朝岡が下手側、父・耕治が上手側の配置で・・・ しかも、父・耕治は脚立に乗っているため、朝岡よりも高い位置のカットになっている。
『映像力学』的な視点で捉えると ( 詳しい理論はこちら )、下手側の登場人物より、上手側の登場人物が " 上位 " の立場となる。さらにこのカットでは高低差も利用して、朝岡よりも父・耕治の方が上位であることを、構図で強調しているわけだ。
[ 朝岡が、長年に渡って抱えてきた葛藤の " 払拭するようなヒント " を、これから父・耕治が教えを説く ]
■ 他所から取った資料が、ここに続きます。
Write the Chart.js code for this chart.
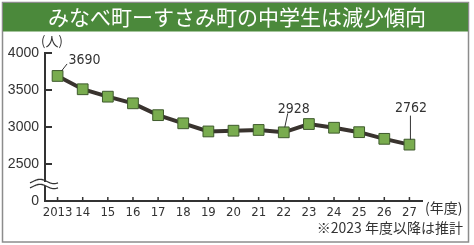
<!DOCTYPE html>
<html>
<head>
<meta charset="utf-8">
<script src="https://cdn.jsdelivr.net/npm/chart.js@4.4.1/dist/chart.umd.min.js"></script>
<style>
  html, body { margin: 0; padding: 0; background: #fff; }
</style>
</head>
<body>
<canvas id="chart" width="474" height="245"></canvas>
<script>
// data
const years = ["2013", "14", "15", "16", "17", "18", "19", "20", "21", "22", "23", "24", "25", "26", "27"];
const students = [3690, 3510, 3410, 3320, 3160, 3050, 2940, 2950, 2960, 2928, 3040, 2990, 2930, 2840, 2762];
const yTickValues = [2000, 2500, 3000, 3500, 4000];
const yTickLabels = ["0", "2500", "3000", "3500", "4000"]; // axis is broken below 2500
const labelledPoints = [0, 9, 14];

const titleText = "みなべ町ーすさみ町の中学生は減少傾向";
const unitText = "(人)";
const yearUnitText = "(年度)";
const noteText = "※2023 年度以降は推計";

const inkColor = "#333";
const titleGreen = "#4b893b";
const markerGreen = "#79ac4f";
const lineColor = "#39332e";
const numFont = "'Liberation Sans Narrow', 'DejaVu Sans Condensed', sans-serif";
const jpFont = "'Noto Sans CJK JP', sans-serif";

// frame, title bar, inner ticks, axis break and labels
const decorPlugin = {
  id: "decor",
  beforeDraw(chart) {
    const ctx = chart.ctx;
    ctx.save();
    ctx.fillStyle = "#fff";
    ctx.fillRect(0, 0, chart.width, chart.height);
    ctx.strokeStyle = "#8c8c8c";
    ctx.lineWidth = 1.5;
    ctx.strokeRect(2.5, 2.5, 466, 239.5);
    ctx.fillStyle = titleGreen;
    ctx.fillRect(3, 3, 465, 28.5);
    ctx.fillStyle = "#fff";
    ctx.font = "21px " + jpFont;
    ctx.textAlign = "center";
    ctx.textBaseline = "middle";
    ctx.fillText(titleText, 237, 17.5);
    ctx.restore();
  },
  afterDraw(chart) {
    const ctx = chart.ctx;
    const area = chart.chartArea;
    const x = chart.scales.x;
    const y = chart.scales.y;
    ctx.save();
    ctx.strokeStyle = inkColor;
    ctx.lineWidth = 2;

    // y ticks point into the plot
    yTickValues.slice(1).forEach((v) => {
      const py = y.getPixelForValue(v);
      ctx.beginPath();
      ctx.moveTo(area.left, py);
      ctx.lineTo(area.left + 7, py);
      ctx.stroke();
    });
    // x ticks point upward
    ctx.lineWidth = 1.5;
    years.forEach((_, i) => {
      const px = x.getPixelForValue(i);
      ctx.beginPath();
      ctx.moveTo(px, area.bottom);
      ctx.lineTo(px, area.bottom - 4);
      ctx.stroke();
    });

    // axis break
    const by = y.getPixelForValue(2230);
    const wave = (off) => {
      ctx.beginPath();
      for (let t = 0; t <= 28; t++) {
        const wx = area.left - 15 + t;
        const wy = by + off - 2.2 * Math.sin(((t - 3) / 28) * Math.PI * 2);
        if (t === 0) ctx.moveTo(wx, wy);
        else ctx.lineTo(wx, wy);
      }
    };
    ctx.fillStyle = "#fff";
    ctx.fillRect(area.left - 2, by - 2, 4, 4);
    ctx.lineWidth = 1.3;
    wave(-2.5);
    ctx.stroke();
    wave(2.5);
    ctx.stroke();

    // value callouts
    const meta = chart.getDatasetMeta(0);
    ctx.fillStyle = inkColor;
    ctx.font = "14px " + numFont;
    ctx.textBaseline = "middle";
    ctx.lineWidth = 1;
    labelledPoints.forEach((i) => {
      const p = meta.data[i];
      const txt = String(students[i]);
      let line, tx, ty, align;
      if (i === 0) {
        line = [p.x + 4, p.y - 5, p.x + 9.5, p.y - 12];
        tx = p.x + 11; ty = p.y - 16; align = "left";
      } else if (i === labelledPoints[1]) {
        line = [p.x + 4, p.y - 19, p.x + 1, p.y - 5];
        tx = p.x + 10; ty = p.y - 23; align = "center";
      } else {
        line = [p.x + 1, p.y - 29, p.x + 1, p.y - 5];
        tx = p.x + 1.5; ty = p.y - 36; align = "center";
      }
      ctx.beginPath();
      ctx.moveTo(line[0], line[1]);
      ctx.lineTo(line[2], line[3]);
      ctx.stroke();
      ctx.textAlign = align;
      ctx.fillText(txt, tx, ty);
    });

    // units and note
    ctx.font = "13px " + jpFont;
    ctx.textAlign = "center";
    ctx.fillText(unitText, 52, 41);
    ctx.font = "14px " + jpFont;
    ctx.textAlign = "left";
    ctx.fillText(yearUnitText, 425, 208);
    ctx.textAlign = "right";
    ctx.fillText(noteText, 463, 228);
    ctx.restore();
  },
};

const chart = new Chart(document.getElementById("chart"), {
  type: "line",
  data: {
    labels: years,
    datasets: [
      {
        data: students,
        borderColor: lineColor,
        borderWidth: 4,
        tension: 0,
        pointStyle: "rect",
        pointRadius: 7.6,
        pointBackgroundColor: markerGreen,
        pointBorderColor: "#3e5a2c",
        pointBorderWidth: 1,
        clip: false,
      },
    ],
  },
  options: {
    responsive: false,
    animation: false,
    layout: { padding: { top: 53, right: 52, bottom: 0, left: 0 } },
    plugins: {
      legend: { display: false },
      title: { display: false },
      tooltip: { enabled: false },
    },
    scales: {
      x: {
        type: "category",
        offset: true,
        grid: { display: true, drawOnChartArea: false, drawTicks: false },
        border: { display: true, color: inkColor, width: 2 },
        ticks: {
          color: inkColor,
          font: { family: numFont, size: 13 },
          padding: 4,
          maxRotation: 0,
          autoSkip: false,
        },
        afterFit(scale) {
          scale.height = 44;
        },
      },
      y: {
        min: 2000,
        max: 4000,
        grid: { display: true, drawOnChartArea: false, drawTicks: false },
        border: { display: true, color: inkColor, width: 2 },
        afterBuildTicks(scale) {
          scale.ticks = yTickValues.map((v) => ({ value: v }));
        },
        ticks: {
          color: inkColor,
          font: { family: "'Liberation Sans', sans-serif", size: 14 },
          padding: 6,
          callback: (v) => yTickLabels[yTickValues.indexOf(v)],
        },
        afterFit(scale) {
          scale.width = 45;
        },
      },
    },
  },
  plugins: [decorPlugin],
});
</script>
</body>
</html>
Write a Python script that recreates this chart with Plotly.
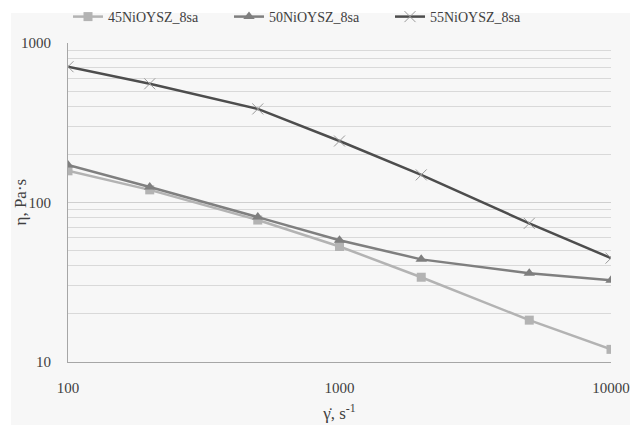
import plotly.graph_objects as go

shear_rate = [100, 200, 500, 1000, 2000, 5000, 10000]
visc_45 = [158, 120, 77.6, 53, 34, 18.3, 12.0]
visc_50 = [172, 125, 81, 58, 44, 36, 32.6]
visc_55 = [710, 555, 386, 243, 149, 74, 44.8]
series_names = ["45NiOYSZ_8sa", "50NiOYSZ_8sa", "55NiOYSZ_8sa"]
y_ticks = [10, 100, 1000]
x_ticks = [100, 1000, 10000]
x_title = "γ̇, s<sup>-1</sup>"
y_title = "η, Pa·s"

TXT = "#404040"
FONT = "'Liberation Serif', 'Times New Roman', serif"

fig = go.Figure()
fig.add_trace(go.Scatter(
    x=shear_rate, y=visc_45, name=series_names[0], mode="lines+markers",
    line=dict(color="#b3b3b3", width=2.5),
    marker=dict(symbol="square", size=9, color="#b3b3b3")))
fig.add_trace(go.Scatter(
    x=shear_rate, y=visc_50, name=series_names[1], mode="lines+markers",
    line=dict(color="#7f7f7f", width=2.5),
    marker=dict(symbol="triangle-up", size=10, color="#7f7f7f")))
fig.add_trace(go.Scatter(
    x=shear_rate, y=visc_55, name=series_names[2], mode="lines+markers",
    line=dict(color="#4d4d4d", width=2.5),
    marker=dict(symbol="x-thin", size=11, color="#9a9a9a",
                line=dict(color="#9a9a9a", width=1))))

W, H = 630, 425
L, R, T, B = 68, 19, 43, 63
pw, ph = W - L - R, H - T - B

fig.add_shape(type="rect", xref="paper", yref="paper", layer="below",
              x0=(11 - L) / pw, x1=(W - L) / pw,
              y0=(H - B - H) / ph, y1=(H - B - 13) / ph,
              fillcolor="#f7f7f7", line=dict(width=0))

fig.add_annotation(text=y_title, xref="paper", yref="paper",
                   x=(20 - L) / pw, y=0.5, xanchor="center", yanchor="middle",
                   textangle=-90, showarrow=False,
                   font=dict(size=17, family=FONT, color=TXT))

fig.update_layout(
    width=W, height=H,
    margin=dict(l=L, r=R, t=T, b=B, autoexpand=False),
    paper_bgcolor="white", plot_bgcolor="rgba(0,0,0,0)",
    font=dict(family=FONT, color=TXT, size=15),
    showlegend=True,
    legend=dict(orientation="h", xref="container", x=68 / W, xanchor="left",
                yref="container", y=1 - 17 / H, yanchor="middle",
                font=dict(size=14, family=FONT, color=TXT),
                entrywidth=116, entrywidthmode="pixels",
                bgcolor="rgba(0,0,0,0)", itemwidth=30),
)
fig.update_xaxes(type="log", range=[2, 4], tickvals=x_ticks,
                 ticktext=[str(v) for v in x_ticks],
                 tickfont=dict(size=15), ticklabeloverflow="allow",
                 showgrid=False, showline=True, linecolor="#a6a6a6", linewidth=1,
                 ticks="", ticklabelstandoff=12, zeroline=False,
                 title=dict(text=x_title, font=dict(size=17), standoff=12))
fig.update_yaxes(type="log", range=[1, 3], tickvals=y_ticks,
                 ticktext=[str(v) for v in y_ticks],
                 tickfont=dict(size=15),
                 showgrid=True, gridcolor="#cfcfcf", gridwidth=1,
                 minor=dict(showgrid=True, gridcolor="#d9d9d9", gridwidth=1,
                            tickvals=[a * 10 ** b for b in (1, 2) for a in range(2, 10)]),
                 showline=True, linecolor="#a6a6a6", linewidth=1,
                 ticks="", ticklabelstandoff=13, zeroline=False)

fig.write_html(
    "out.html",
    config={"displayModeBar": False},
    post_script="document.body.style.margin='0';document.body.style.overflow='hidden';",
)
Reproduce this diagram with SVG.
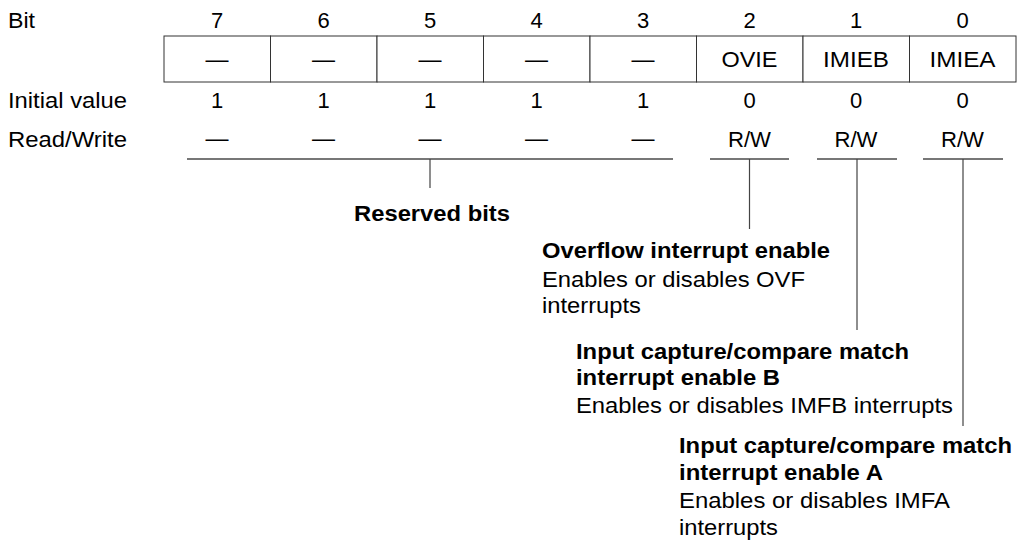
<svg xmlns="http://www.w3.org/2000/svg" width="1022" height="541" viewBox="0 0 1022 541">
<style>
text{font-family:"Liberation Sans",Arial,sans-serif;font-size:22px;fill:#000}
.c{text-anchor:middle}
.b{font-weight:bold}
.cell{fill:#fff;stroke:#333;stroke-width:1}
.h{stroke:#777;stroke-width:2;fill:none}
.v{stroke:#444;stroke-width:1.2;fill:none}
</style>
<rect width="1022" height="541" fill="#fff"/>
<g id="row-labels">
<text x="8" y="28" textLength="27" lengthAdjust="spacingAndGlyphs">Bit</text>
<text x="8" y="108" textLength="119" lengthAdjust="spacingAndGlyphs">Initial value</text>
<text x="8" y="147" textLength="119" lengthAdjust="spacingAndGlyphs">Read/Write</text>
</g>
<g id="bit7">
<text class="c" x="217" y="28">7</text>
<rect class="cell" x="164" y="36" width="106.5" height="46"/>
<text class="c" x="217" y="67" textLength="23" lengthAdjust="spacingAndGlyphs">—</text>
<text class="c" x="217" y="108">1</text>
<text class="c" x="217" y="146" textLength="23" lengthAdjust="spacingAndGlyphs">—</text>
</g>
<g id="bit6">
<text class="c" x="323.5" y="28">6</text>
<rect class="cell" x="270.5" y="36" width="106.5" height="46"/>
<text class="c" x="323.5" y="67" textLength="23" lengthAdjust="spacingAndGlyphs">—</text>
<text class="c" x="323.5" y="108">1</text>
<text class="c" x="323.5" y="146" textLength="23" lengthAdjust="spacingAndGlyphs">—</text>
</g>
<g id="bit5">
<text class="c" x="430" y="28">5</text>
<rect class="cell" x="377" y="36" width="106.5" height="46"/>
<text class="c" x="430" y="67" textLength="23" lengthAdjust="spacingAndGlyphs">—</text>
<text class="c" x="430" y="108">1</text>
<text class="c" x="430" y="146" textLength="23" lengthAdjust="spacingAndGlyphs">—</text>
</g>
<g id="bit4">
<text class="c" x="536.5" y="28">4</text>
<rect class="cell" x="483.5" y="36" width="106.5" height="46"/>
<text class="c" x="536.5" y="67" textLength="23" lengthAdjust="spacingAndGlyphs">—</text>
<text class="c" x="536.5" y="108">1</text>
<text class="c" x="536.5" y="146" textLength="23" lengthAdjust="spacingAndGlyphs">—</text>
</g>
<g id="bit3">
<text class="c" x="643" y="28">3</text>
<rect class="cell" x="590" y="36" width="106.5" height="46"/>
<text class="c" x="643" y="67" textLength="23" lengthAdjust="spacingAndGlyphs">—</text>
<text class="c" x="643" y="108">1</text>
<text class="c" x="643" y="146" textLength="23" lengthAdjust="spacingAndGlyphs">—</text>
</g>
<g id="bit2">
<text class="c" x="749.5" y="28">2</text>
<rect class="cell" x="696.5" y="36" width="106.5" height="46"/>
<text class="c" x="749.5" y="67" textLength="56" lengthAdjust="spacingAndGlyphs">OVIE</text>
<text class="c" x="749.5" y="108">0</text>
<text class="c" x="749.5" y="147" textLength="43" lengthAdjust="spacingAndGlyphs">R/W</text>
</g>
<g id="bit1">
<text class="c" x="856" y="28">1</text>
<rect class="cell" x="803" y="36" width="106.5" height="46"/>
<text class="c" x="856" y="67" textLength="66" lengthAdjust="spacingAndGlyphs">IMIEB</text>
<text class="c" x="856" y="108">0</text>
<text class="c" x="856" y="147" textLength="43" lengthAdjust="spacingAndGlyphs">R/W</text>
</g>
<g id="bit0">
<text class="c" x="962.5" y="28">0</text>
<rect class="cell" x="909.5" y="36" width="106.5" height="46"/>
<text class="c" x="962.5" y="67" textLength="66" lengthAdjust="spacingAndGlyphs">IMIEA</text>
<text class="c" x="962.5" y="108">0</text>
<text class="c" x="962.5" y="147" textLength="43" lengthAdjust="spacingAndGlyphs">R/W</text>
</g>
<g id="connectors">
<path class="h" d="M187 159H673M710 159H789M817 159H897M923 159H1003"/>
<path class="v" d="M430 159V188M749.5 159V229M857 159V330M963 159V426"/>
</g>
<g id="desc-reserved">
<text class="c b" x="432" y="221" textLength="156" lengthAdjust="spacingAndGlyphs">Reserved bits</text>
</g>
<g id="desc-ovie">
<text class="b" x="542" y="258" textLength="288" lengthAdjust="spacingAndGlyphs">Overflow interrupt enable</text>
<text x="542" y="287" textLength="263" lengthAdjust="spacingAndGlyphs">Enables or disables OVF</text>
<text x="542" y="313" textLength="99" lengthAdjust="spacingAndGlyphs">interrupts</text>
</g>
<g id="desc-imieb">
<text class="b" x="576" y="359" textLength="333" lengthAdjust="spacingAndGlyphs">Input capture/compare match</text>
<text class="b" x="576" y="385" textLength="204" lengthAdjust="spacingAndGlyphs">interrupt enable B</text>
<text x="576" y="413" textLength="377" lengthAdjust="spacingAndGlyphs">Enables or disables IMFB interrupts</text>
</g>
<g id="desc-imiea">
<text class="b" x="679" y="453" textLength="333" lengthAdjust="spacingAndGlyphs">Input capture/compare match</text>
<text class="b" x="679" y="480" textLength="204" lengthAdjust="spacingAndGlyphs">interrupt enable A</text>
<text x="679" y="508" textLength="271" lengthAdjust="spacingAndGlyphs">Enables or disables IMFA</text>
<text x="679" y="535" textLength="99" lengthAdjust="spacingAndGlyphs">interrupts</text>
</g>
</svg>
といったようなことを、この時点で既に映像として宣言しているのだろう。さらに言えば、百音に立ち聞きさせるような状況を作り出すことで、「狂言回し(第三者の視点)的な役割」を担わせ、父・耕治の抱く心模様と本音を「娘が副次的に知る」という構造にもなっているわけだ。
「父と娘がお互いに面と向かっては、照れくさくてなかなか話せないような内容でも・・・ 副次的な状況設定を作り出せば、 " 父の熱い想い " をストレートに娘に伝えることが出来る。そして " 父の熱い想い " を、娘も素直に受け止めることも出来るだろう」
といった制作者側の思惑が、このような " 変則的なシーン設定 " に影響を与えたことは、今更言うまでもないのかもしれない。そして、朝岡よりも父・耕治の方が上位であることを、百音にも提示することで、
[ 百音が、最近思い悩んでいたことを " 払拭するようなヒント " も、これから父・耕治が啓示する ]
というようなことも、同時に映像として表現されているのだろうと思う。いずれにしても、父・耕治の存在が " 百音と朝岡とってのゼウス " のように・・・ " その真理 " をこれから語っていくわけだ。
○「自然災害の怖さ」を体感したことが無い四人を・・・ " この空間 " に閉じ込める
父・耕治が、祖父・龍己のことや故郷・亀島のことを話す中で、『 ( 祖父・龍己は ) 海から離れられねえんだな・・・ あれは』という一言がキッカケとなり、朝岡は急に深刻なトーンで語り出す。
朝岡は東京出身だが、父親が転勤族のため、子供の頃は全国各地を転々としていた。そのために " 地元 " と呼べる場所が無いと語る。一方の耕治の方も " 故郷一筋 " というわけでもなく、大学の進学を機に仙台へと出て、そのまま仙台の地方銀行に就職することで、故郷・亀島に帰るつもりはなかったと語る。
さてこの放送回での登場人物は、父・耕治と朝岡、百音、安西社長のたった四人だ。安西社長のバックボーンが明らかになっていないが、首都圏出身者と想定し、四人の " 土地(故郷)に対する愛着 " についてまとめてみると、
○ " 土地(故郷)に対する愛着 " というものに実感を持つ
↓
百音と父・耕治
○ " 土地(故郷)に対する愛着 " というものを理屈では理解できるが、その実感は無い
↓
朝岡と安西社長
という感じになるのだろうか。そして「父・耕治×朝岡」、「百音×安西社長」という組み合わせを軸として、ストーリーを展開させていく。
さらに言えば、この四人の登場人物の" 自然災害 " というものに対する立ち位置や考え方も、この放送回では非常に重要な意味合いを持ってくる。